• [Written task]: Find every line in the records that holds the string "matches". Copy each one.

• [Dataset]:
::::::
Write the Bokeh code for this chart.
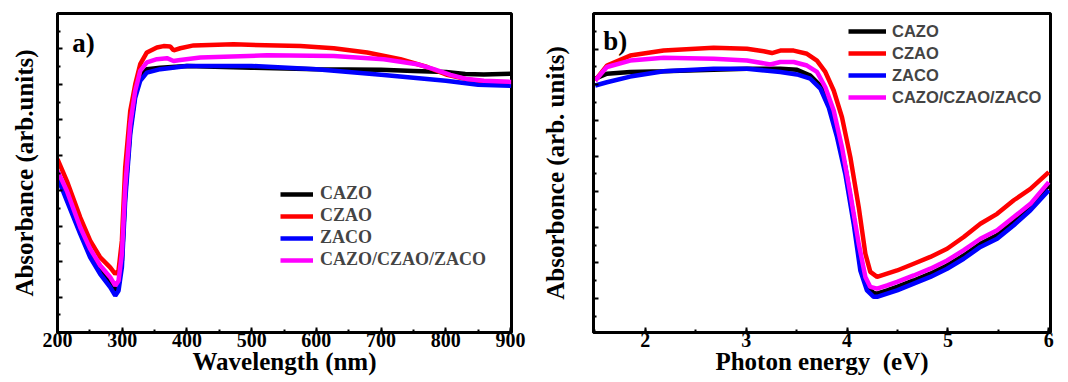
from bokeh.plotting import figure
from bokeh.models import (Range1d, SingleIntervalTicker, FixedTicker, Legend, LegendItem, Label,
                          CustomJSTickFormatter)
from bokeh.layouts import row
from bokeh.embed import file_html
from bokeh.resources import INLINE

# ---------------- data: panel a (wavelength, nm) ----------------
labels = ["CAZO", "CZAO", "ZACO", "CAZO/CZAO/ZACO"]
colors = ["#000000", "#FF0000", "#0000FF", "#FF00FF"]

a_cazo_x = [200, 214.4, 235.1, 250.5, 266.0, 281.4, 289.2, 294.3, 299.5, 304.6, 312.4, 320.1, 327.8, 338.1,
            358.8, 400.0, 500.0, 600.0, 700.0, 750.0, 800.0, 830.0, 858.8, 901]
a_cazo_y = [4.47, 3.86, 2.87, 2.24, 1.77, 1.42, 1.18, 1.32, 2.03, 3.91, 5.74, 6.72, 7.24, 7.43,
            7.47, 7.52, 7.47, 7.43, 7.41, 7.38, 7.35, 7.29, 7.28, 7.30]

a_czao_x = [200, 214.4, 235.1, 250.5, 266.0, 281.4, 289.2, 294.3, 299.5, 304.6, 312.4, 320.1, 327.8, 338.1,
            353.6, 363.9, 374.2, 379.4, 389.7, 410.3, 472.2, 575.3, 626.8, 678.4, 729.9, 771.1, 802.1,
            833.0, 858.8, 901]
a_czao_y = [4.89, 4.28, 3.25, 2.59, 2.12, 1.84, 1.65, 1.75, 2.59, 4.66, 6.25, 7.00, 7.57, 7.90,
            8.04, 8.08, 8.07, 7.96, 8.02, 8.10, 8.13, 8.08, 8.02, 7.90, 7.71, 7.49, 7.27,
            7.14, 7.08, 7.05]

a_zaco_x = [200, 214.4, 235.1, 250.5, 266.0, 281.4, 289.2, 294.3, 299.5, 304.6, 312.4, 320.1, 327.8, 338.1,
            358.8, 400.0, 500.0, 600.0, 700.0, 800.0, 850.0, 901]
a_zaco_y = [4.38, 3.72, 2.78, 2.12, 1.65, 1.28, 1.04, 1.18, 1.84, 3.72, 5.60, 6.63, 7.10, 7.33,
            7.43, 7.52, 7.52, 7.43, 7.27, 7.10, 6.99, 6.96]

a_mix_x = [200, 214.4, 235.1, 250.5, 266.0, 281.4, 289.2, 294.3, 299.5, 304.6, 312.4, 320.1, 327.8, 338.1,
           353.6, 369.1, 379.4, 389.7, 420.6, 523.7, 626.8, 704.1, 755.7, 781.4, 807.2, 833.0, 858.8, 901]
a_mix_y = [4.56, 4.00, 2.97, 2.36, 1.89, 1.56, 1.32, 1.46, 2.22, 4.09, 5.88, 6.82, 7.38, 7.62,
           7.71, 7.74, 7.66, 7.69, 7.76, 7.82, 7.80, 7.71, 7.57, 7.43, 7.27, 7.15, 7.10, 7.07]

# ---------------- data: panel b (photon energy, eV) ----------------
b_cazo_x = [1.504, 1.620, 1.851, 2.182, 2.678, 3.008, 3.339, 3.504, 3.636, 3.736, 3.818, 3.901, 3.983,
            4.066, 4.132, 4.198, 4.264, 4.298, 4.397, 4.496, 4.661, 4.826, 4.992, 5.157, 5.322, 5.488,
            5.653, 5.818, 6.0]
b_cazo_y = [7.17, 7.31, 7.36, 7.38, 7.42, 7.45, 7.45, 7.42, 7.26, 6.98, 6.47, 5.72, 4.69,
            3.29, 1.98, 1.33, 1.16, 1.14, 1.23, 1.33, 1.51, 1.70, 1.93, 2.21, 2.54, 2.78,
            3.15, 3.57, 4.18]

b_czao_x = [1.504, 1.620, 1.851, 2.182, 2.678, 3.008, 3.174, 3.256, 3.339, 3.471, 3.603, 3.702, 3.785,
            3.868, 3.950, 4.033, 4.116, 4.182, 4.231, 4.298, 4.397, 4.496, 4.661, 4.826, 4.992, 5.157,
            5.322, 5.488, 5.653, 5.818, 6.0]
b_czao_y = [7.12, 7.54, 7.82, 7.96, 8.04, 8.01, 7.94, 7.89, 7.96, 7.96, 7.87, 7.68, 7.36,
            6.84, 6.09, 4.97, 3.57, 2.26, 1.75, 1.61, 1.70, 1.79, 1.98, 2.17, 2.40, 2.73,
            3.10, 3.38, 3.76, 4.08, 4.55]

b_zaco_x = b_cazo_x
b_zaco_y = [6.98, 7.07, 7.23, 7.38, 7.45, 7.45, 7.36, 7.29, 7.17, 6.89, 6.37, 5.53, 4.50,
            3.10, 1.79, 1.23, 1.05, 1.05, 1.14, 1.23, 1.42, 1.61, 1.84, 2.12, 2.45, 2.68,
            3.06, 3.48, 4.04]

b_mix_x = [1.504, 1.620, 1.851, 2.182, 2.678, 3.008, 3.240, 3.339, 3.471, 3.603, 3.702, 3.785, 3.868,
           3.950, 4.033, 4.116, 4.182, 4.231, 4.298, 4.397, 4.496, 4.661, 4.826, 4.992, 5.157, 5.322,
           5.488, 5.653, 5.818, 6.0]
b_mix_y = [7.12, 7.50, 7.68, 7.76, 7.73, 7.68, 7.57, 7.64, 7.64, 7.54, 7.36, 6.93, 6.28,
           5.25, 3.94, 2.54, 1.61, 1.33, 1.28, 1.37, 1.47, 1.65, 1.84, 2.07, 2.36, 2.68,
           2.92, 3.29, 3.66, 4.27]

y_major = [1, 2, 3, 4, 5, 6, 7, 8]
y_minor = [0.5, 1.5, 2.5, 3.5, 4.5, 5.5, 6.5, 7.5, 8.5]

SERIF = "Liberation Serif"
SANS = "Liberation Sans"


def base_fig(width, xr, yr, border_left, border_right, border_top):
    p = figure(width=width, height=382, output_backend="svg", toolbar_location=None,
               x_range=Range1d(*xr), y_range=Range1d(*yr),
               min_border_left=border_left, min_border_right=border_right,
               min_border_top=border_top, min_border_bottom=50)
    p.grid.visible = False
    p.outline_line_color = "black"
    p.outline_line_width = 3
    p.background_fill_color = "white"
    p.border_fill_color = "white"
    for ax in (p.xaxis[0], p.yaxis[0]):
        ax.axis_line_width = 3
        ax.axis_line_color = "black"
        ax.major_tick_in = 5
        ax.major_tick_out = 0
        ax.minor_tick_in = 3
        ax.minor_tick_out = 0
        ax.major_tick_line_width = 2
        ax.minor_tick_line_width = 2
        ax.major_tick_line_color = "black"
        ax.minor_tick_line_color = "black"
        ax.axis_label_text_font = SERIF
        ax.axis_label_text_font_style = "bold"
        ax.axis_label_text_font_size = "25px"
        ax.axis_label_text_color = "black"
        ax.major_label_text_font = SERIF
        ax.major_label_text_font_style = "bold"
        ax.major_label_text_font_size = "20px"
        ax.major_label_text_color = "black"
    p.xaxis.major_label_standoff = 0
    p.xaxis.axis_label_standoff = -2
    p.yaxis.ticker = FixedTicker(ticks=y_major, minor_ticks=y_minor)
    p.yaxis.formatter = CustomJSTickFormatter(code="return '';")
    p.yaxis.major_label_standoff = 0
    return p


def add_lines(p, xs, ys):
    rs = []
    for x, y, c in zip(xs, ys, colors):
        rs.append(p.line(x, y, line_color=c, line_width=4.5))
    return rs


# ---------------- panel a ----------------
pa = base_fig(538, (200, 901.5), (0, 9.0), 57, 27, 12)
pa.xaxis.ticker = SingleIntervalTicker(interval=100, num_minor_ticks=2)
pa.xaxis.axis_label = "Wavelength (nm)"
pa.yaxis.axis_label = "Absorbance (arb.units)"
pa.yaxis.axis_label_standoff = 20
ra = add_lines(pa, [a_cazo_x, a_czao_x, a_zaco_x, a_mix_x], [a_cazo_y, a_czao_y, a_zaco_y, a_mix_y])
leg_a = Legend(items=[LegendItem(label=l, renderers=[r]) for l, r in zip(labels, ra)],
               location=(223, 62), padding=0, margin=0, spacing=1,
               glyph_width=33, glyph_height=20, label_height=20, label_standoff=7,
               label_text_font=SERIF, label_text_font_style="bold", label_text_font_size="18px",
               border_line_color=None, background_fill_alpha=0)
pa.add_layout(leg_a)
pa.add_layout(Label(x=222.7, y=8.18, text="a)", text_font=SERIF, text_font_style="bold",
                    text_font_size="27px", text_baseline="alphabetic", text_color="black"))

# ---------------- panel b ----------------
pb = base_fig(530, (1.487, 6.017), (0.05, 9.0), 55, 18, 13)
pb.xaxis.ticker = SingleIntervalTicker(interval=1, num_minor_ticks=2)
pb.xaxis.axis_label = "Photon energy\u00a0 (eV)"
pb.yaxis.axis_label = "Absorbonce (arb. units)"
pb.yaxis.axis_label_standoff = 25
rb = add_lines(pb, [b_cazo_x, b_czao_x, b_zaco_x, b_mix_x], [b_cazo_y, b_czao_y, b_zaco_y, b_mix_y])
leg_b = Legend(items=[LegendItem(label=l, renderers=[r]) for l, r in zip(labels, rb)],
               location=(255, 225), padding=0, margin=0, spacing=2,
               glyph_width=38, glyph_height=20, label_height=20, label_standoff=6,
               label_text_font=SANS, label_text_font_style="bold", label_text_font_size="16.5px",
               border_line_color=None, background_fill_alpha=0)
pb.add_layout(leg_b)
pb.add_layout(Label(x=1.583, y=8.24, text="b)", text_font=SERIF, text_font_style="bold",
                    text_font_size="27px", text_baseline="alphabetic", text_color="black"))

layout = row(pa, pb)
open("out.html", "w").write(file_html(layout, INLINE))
::::::
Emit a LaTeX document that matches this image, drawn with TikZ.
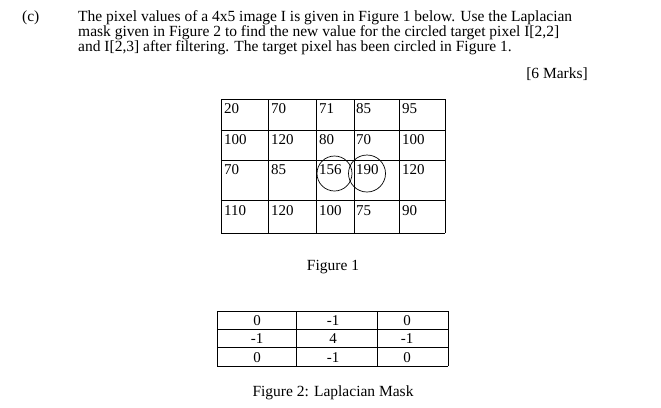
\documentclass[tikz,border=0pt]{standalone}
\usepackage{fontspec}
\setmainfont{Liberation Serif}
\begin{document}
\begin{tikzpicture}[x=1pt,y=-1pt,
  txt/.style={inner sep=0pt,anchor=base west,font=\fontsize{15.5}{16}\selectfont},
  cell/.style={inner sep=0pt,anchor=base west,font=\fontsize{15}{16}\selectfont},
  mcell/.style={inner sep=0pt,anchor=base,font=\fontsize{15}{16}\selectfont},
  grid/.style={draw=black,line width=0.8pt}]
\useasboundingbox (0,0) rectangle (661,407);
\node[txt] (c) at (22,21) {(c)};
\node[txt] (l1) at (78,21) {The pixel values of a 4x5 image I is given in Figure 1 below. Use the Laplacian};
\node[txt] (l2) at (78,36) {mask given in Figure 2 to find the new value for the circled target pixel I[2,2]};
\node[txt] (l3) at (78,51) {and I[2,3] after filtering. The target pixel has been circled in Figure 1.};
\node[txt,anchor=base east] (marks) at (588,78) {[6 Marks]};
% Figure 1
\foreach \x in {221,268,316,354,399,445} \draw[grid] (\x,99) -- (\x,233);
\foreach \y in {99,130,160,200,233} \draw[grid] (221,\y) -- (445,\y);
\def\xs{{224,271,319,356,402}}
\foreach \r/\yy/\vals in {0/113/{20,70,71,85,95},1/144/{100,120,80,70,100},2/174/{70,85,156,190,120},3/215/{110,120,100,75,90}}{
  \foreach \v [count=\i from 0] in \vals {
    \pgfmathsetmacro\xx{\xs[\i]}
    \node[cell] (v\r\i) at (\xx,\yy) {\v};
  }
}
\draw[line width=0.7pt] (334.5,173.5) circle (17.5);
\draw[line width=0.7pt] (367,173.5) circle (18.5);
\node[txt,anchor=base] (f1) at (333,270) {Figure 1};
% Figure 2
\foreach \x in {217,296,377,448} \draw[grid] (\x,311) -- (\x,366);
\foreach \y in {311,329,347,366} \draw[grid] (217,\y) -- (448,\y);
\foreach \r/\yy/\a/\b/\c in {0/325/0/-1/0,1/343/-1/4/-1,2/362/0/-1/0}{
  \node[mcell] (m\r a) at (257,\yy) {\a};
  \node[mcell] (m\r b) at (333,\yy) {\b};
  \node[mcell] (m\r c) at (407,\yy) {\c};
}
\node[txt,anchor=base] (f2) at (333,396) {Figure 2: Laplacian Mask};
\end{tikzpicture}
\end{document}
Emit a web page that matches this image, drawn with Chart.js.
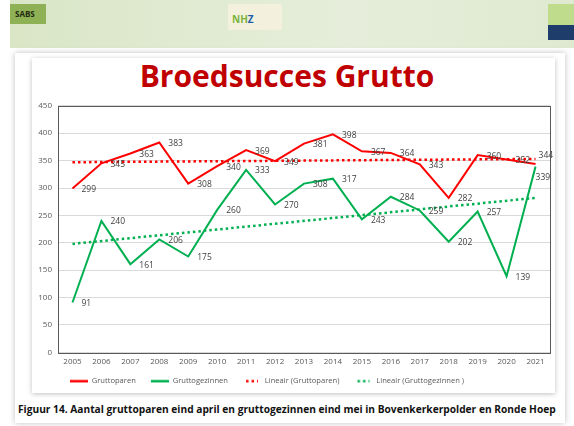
::::::
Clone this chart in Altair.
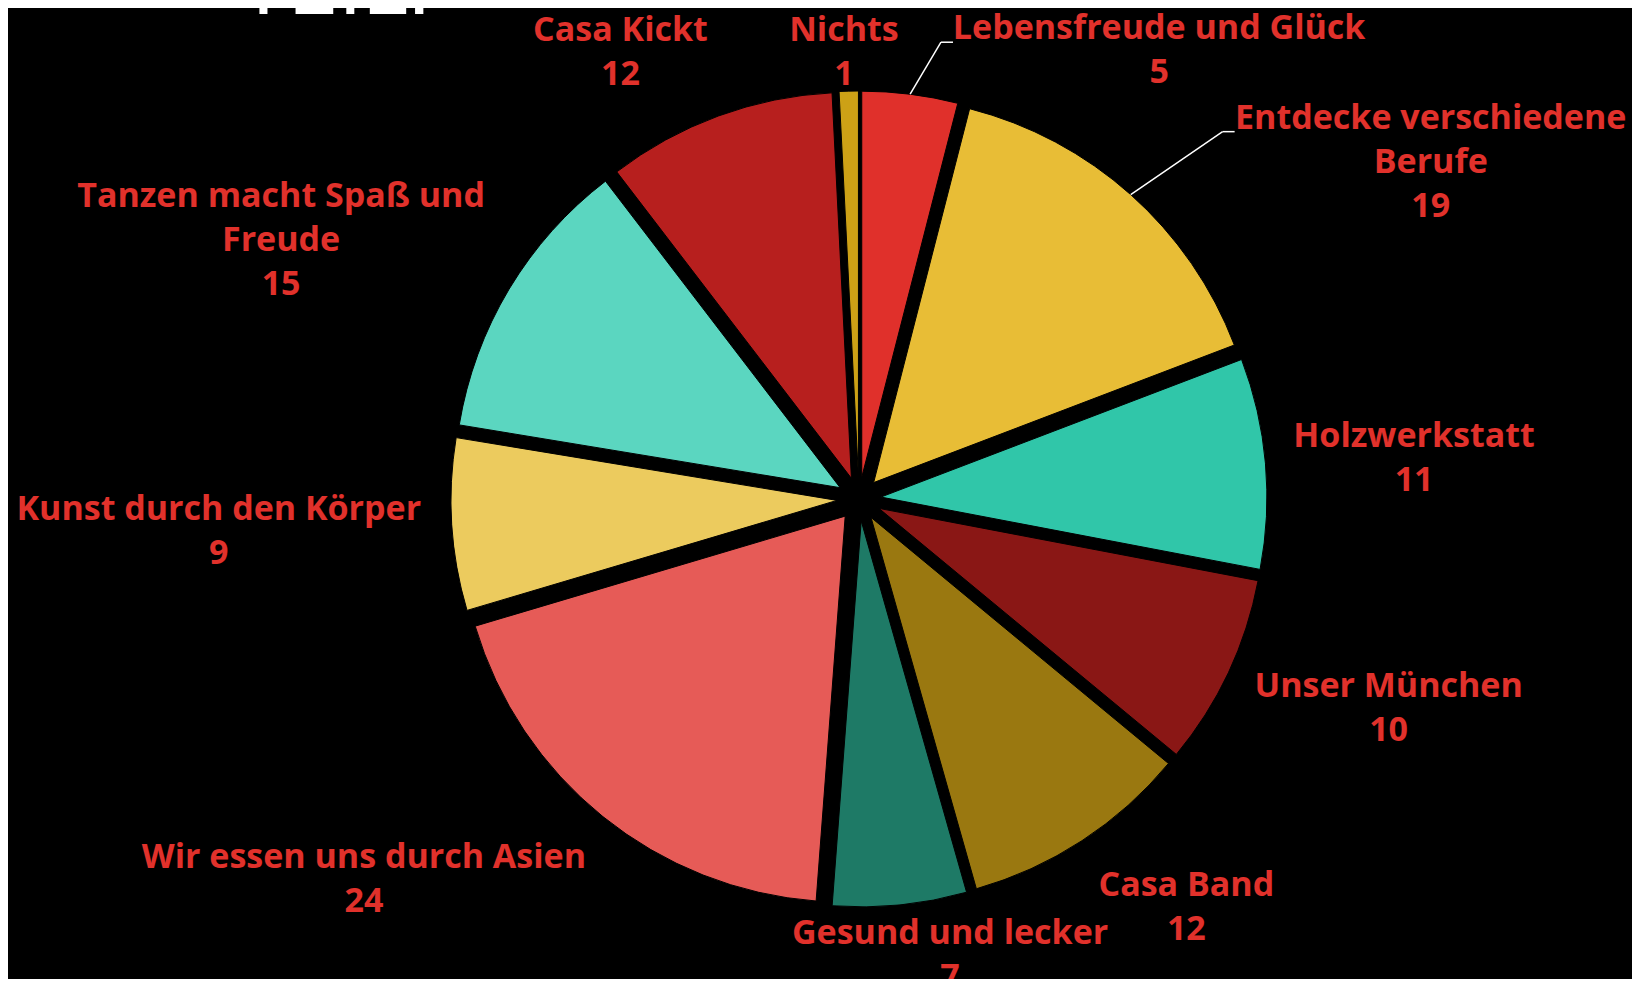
::::::
• [Worked answer]:
Emit a LaTeX document that matches this image, drawn with TikZ.
Emit a web page that matches this image, drawn with Chart.js.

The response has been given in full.